TH: People can either believe me or not believe me. I understand Bjarne. I lied for years and years, and I got pretty damn good at it. I understand that’s the first reaction. Whether he comes clean some day, that’s up to him. I’m not going to get into a pissing match with him, so to speak. I told the truth and it feels great. I understand that he’s lying for a lot of different reasons. He’s trying to save his team.
VN: What’s your relationship with the sport of cycling now?
TH: I love cycling. What happened in my career, it really made me miss the good old days, riding on the (University of Colorado) cycling team, doing it for the pure fun of it, for the enjoyment. Now I am working with my coaching company, that’s been going well. I will continue doing that. I love working with the weekend warrior types and the kids, that’s been a lot of fun, they are just really passionate about it, they do it for the fun of it. I’ve tried to stay away from the more serious type of cyclist.
VN: Even after everything you’ve put yourself through, do you still have passion for the sport?
TH: I do.
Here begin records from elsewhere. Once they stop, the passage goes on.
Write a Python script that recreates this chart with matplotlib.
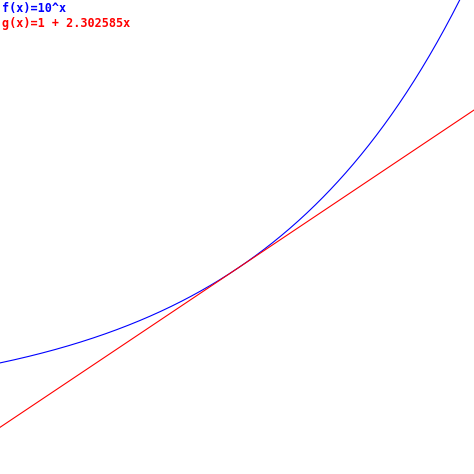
import numpy as np
import matplotlib
matplotlib.use("Agg")
import matplotlib.pyplot as plt

x_range = [-0.5, 0.5]
y_range = [-0.49, 2.95]
slope = 2.302585
f_label = "f(x)=10^x"
g_label = "g(x)=1 + 2.302585x"

fig = plt.figure(figsize=(4.74, 4.74), dpi=100)
ax = fig.add_axes([0, 0, 1, 1])
x = np.linspace(x_range[0], x_range[1], 500)
ax.plot(x, 10 ** x, color="blue", lw=0.8)
ax.plot(x, 1 + slope * x, color="red", lw=0.8)
ax.set_xlim(x_range)
ax.set_ylim(y_range)
ax.axis("off")
fig.text(0.004, 0.995, f_label, color="blue", family="DejaVu Sans Mono", weight="bold", fontsize=8.5, va="top")
fig.text(0.004, 0.965, g_label, color="red", family="DejaVu Sans Mono", weight="bold", fontsize=8.5, va="top")
fig.savefig("out.png", dpi=100, facecolor="white")
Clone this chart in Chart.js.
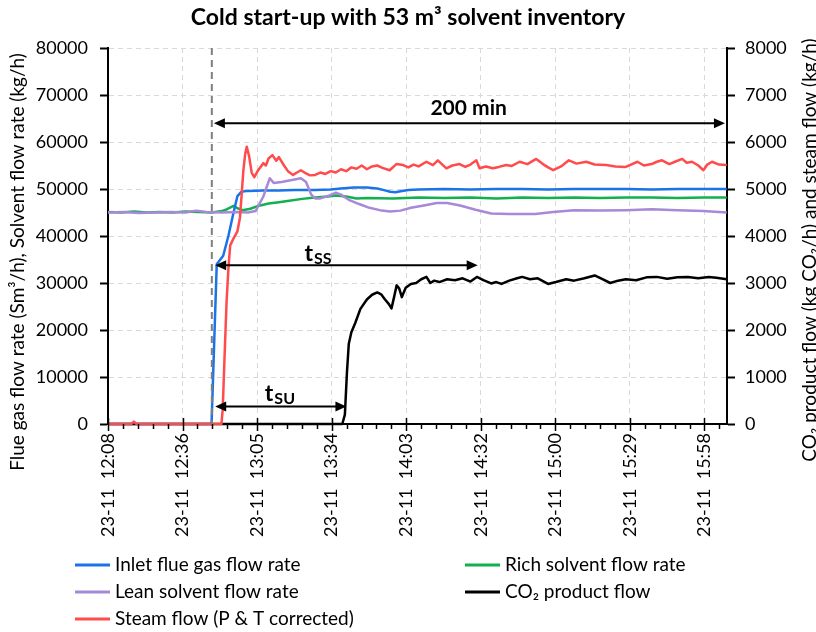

I don’t ride nearly what I used to, but it’s a beautiful sport, and I still follow it.
VN: Your 2004 Olympic time trial gold medal goes to your former Postal teammate Viatcheslav Ekimov. How do you feel about that?
TH: It is what it is. I happily gave it up, and I thought it was the right thing to do. When I gave it back to USADA, at the time they didn’t know what was going to happen to it. If he believes he earned it, then that’s great for him. Obviously I have my opinion. I’m at peace with my decision. To have all this off my back, I feel like a million bucks — a lot better even than when I won that gold medal.